• **REQUIREMENTS**
Repeat every line exactly, keeping the pictures out of the copy.

• **SUPPLIED DATA**
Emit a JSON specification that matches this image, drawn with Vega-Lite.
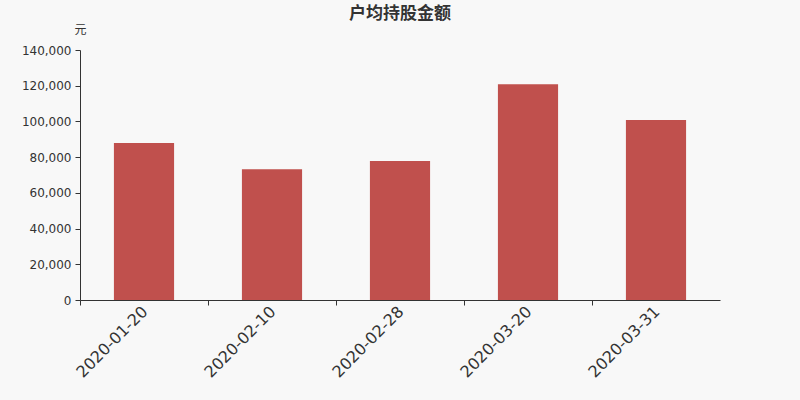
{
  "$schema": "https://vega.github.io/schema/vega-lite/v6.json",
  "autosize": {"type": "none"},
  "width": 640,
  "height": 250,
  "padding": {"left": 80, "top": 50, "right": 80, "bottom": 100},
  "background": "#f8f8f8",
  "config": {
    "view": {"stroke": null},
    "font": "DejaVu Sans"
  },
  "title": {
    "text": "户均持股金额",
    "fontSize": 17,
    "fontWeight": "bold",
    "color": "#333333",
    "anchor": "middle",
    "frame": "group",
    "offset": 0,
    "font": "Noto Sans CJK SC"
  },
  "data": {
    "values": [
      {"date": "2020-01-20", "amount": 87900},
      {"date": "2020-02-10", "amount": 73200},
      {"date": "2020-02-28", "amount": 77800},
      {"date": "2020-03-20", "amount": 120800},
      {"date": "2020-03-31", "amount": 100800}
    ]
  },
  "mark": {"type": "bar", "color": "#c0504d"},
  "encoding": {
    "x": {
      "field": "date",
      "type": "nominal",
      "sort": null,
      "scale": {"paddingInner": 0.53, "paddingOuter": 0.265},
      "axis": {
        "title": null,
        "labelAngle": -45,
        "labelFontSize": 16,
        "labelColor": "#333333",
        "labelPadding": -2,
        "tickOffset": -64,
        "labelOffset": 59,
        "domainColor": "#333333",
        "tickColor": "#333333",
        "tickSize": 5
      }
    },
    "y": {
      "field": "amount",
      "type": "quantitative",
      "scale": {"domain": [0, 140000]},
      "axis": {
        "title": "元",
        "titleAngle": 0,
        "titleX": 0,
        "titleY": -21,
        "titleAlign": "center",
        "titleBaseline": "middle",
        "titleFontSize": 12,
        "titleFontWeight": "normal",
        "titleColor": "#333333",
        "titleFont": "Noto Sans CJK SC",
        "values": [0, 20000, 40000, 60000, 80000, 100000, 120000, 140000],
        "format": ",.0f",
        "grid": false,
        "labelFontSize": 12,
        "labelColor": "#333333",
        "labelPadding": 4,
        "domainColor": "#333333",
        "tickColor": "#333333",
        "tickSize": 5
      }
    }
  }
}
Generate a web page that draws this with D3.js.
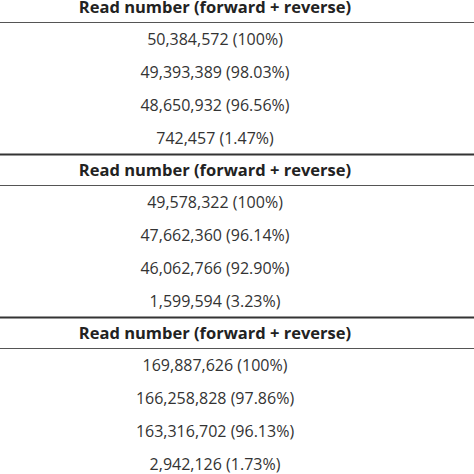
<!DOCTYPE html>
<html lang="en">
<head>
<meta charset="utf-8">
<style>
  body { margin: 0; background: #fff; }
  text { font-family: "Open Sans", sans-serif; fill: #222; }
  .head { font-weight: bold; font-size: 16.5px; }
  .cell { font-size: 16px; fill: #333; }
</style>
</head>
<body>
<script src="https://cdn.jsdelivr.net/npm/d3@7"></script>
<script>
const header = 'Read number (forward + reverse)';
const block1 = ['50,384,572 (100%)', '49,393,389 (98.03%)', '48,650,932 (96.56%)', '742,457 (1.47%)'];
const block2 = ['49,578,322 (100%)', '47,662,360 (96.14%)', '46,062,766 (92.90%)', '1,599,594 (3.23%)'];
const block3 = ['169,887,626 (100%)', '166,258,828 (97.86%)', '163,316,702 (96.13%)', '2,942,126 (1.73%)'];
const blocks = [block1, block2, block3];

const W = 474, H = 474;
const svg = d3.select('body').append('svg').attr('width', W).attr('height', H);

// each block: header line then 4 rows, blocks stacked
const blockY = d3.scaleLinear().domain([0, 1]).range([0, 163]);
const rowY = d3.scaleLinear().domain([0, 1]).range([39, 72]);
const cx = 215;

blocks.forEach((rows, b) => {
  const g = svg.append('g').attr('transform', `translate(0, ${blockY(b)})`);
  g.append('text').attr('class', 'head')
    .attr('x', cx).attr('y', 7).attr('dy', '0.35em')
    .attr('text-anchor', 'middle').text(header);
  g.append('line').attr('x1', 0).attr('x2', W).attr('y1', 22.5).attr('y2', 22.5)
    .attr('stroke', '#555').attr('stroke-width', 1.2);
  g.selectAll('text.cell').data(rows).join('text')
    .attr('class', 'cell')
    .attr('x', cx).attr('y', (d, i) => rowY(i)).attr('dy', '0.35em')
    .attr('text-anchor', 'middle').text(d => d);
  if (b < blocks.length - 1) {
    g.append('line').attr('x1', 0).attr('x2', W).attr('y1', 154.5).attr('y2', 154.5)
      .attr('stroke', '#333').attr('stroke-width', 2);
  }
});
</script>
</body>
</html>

• **FINISHED ANSWER**
Emit a JSON specification that matches this image, drawn with Vega-Lite.
{
  "$schema": "https://vega.github.io/schema/vega-lite/v6.json",
  "autosize": {"type": "none"},
  "width": 640,
  "height": 250,
  "padding": {"left": 80, "top": 50, "right": 80, "bottom": 100},
  "background": "#f8f8f8",
  "config": {
    "view": {"stroke": null},
    "font": "DejaVu Sans"
  },
  "title": {
    "text": "户均持股金额",
    "fontSize": 17,
    "fontWeight": "bold",
    "color": "#333333",
    "anchor": "middle",
    "frame": "group",
    "offset": 0,
    "font": "Noto Sans CJK SC"
  },
  "data": {
    "values": [
      {"date": "2020-01-20", "amount": 87900},
      {"date": "2020-02-10", "amount": 73200},
      {"date": "2020-02-28", "amount": 77800},
      {"date": "2020-03-20", "amount": 120800},
      {"date": "2020-03-31", "amount": 100800}
    ]
  },
  "mark": {"type": "bar", "color": "#c0504d"},
  "encoding": {
    "x": {
      "field": "date",
      "type": "nominal",
      "sort": null,
      "scale": {"paddingInner": 0.53, "paddingOuter": 0.265},
      "axis": {
        "title": null,
        "labelAngle": -45,
        "labelFontSize": 16,
        "labelColor": "#333333",
        "labelPadding": -2,
        "tickOffset": -64,
        "labelOffset": 59,
        "domainColor": "#333333",
        "tickColor": "#333333",
        "tickSize": 5
      }
    },
    "y": {
      "field": "amount",
      "type": "quantitative",
      "scale": {"domain": [0, 140000]},
      "axis": {
        "title": "元",
        "titleAngle": 0,
        "titleX": 0,
        "titleY": -21,
        "titleAlign": "center",
        "titleBaseline": "middle",
        "titleFontSize": 12,
        "titleFontWeight": "normal",
        "titleColor": "#333333",
        "titleFont": "Noto Sans CJK SC",
        "values": [0, 20000, 40000, 60000, 80000, 100000, 120000, 140000],
        "format": ",.0f",
        "grid": false,
        "labelFontSize": 12,
        "labelColor": "#333333",
        "labelPadding": 4,
        "domainColor": "#333333",
        "tickColor": "#333333",
        "tickSize": 5
      }
    }
  }
}
Generate a web page that draws this with D3.js.
<!DOCTYPE html>
<html lang="en">
<head>
<meta charset="utf-8">
<style>
  body { margin: 0; background: #fff; }
  text { font-family: "Open Sans", sans-serif; fill: #222; }
  .head { font-weight: bold; font-size: 16.5px; }
  .cell { font-size: 16px; fill: #333; }
</style>
</head>
<body>
<script src="https://cdn.jsdelivr.net/npm/d3@7"></script>
<script>
const header = 'Read number (forward + reverse)';
const block1 = ['50,384,572 (100%)', '49,393,389 (98.03%)', '48,650,932 (96.56%)', '742,457 (1.47%)'];
const block2 = ['49,578,322 (100%)', '47,662,360 (96.14%)', '46,062,766 (92.90%)', '1,599,594 (3.23%)'];
const block3 = ['169,887,626 (100%)', '166,258,828 (97.86%)', '163,316,702 (96.13%)', '2,942,126 (1.73%)'];
const blocks = [block1, block2, block3];

const W = 474, H = 474;
const svg = d3.select('body').append('svg').attr('width', W).attr('height', H);

// each block: header line then 4 rows, blocks stacked
const blockY = d3.scaleLinear().domain([0, 1]).range([0, 163]);
const rowY = d3.scaleLinear().domain([0, 1]).range([39, 72]);
const cx = 215;

blocks.forEach((rows, b) => {
  const g = svg.append('g').attr('transform', `translate(0, ${blockY(b)})`);
  g.append('text').attr('class', 'head')
    .attr('x', cx).attr('y', 7).attr('dy', '0.35em')
    .attr('text-anchor', 'middle').text(header);
  g.append('line').attr('x1', 0).attr('x2', W).attr('y1', 22.5).attr('y2', 22.5)
    .attr('stroke', '#555').attr('stroke-width', 1.2);
  g.selectAll('text.cell').data(rows).join('text')
    .attr('class', 'cell')
    .attr('x', cx).attr('y', (d, i) => rowY(i)).attr('dy', '0.35em')
    .attr('text-anchor', 'middle').text(d => d);
  if (b < blocks.length - 1) {
    g.append('line').attr('x1', 0).attr('x2', W).attr('y1', 154.5).attr('y2', 154.5)
      .attr('stroke', '#333').attr('stroke-width', 2);
  }
});
</script>
</body>
</html>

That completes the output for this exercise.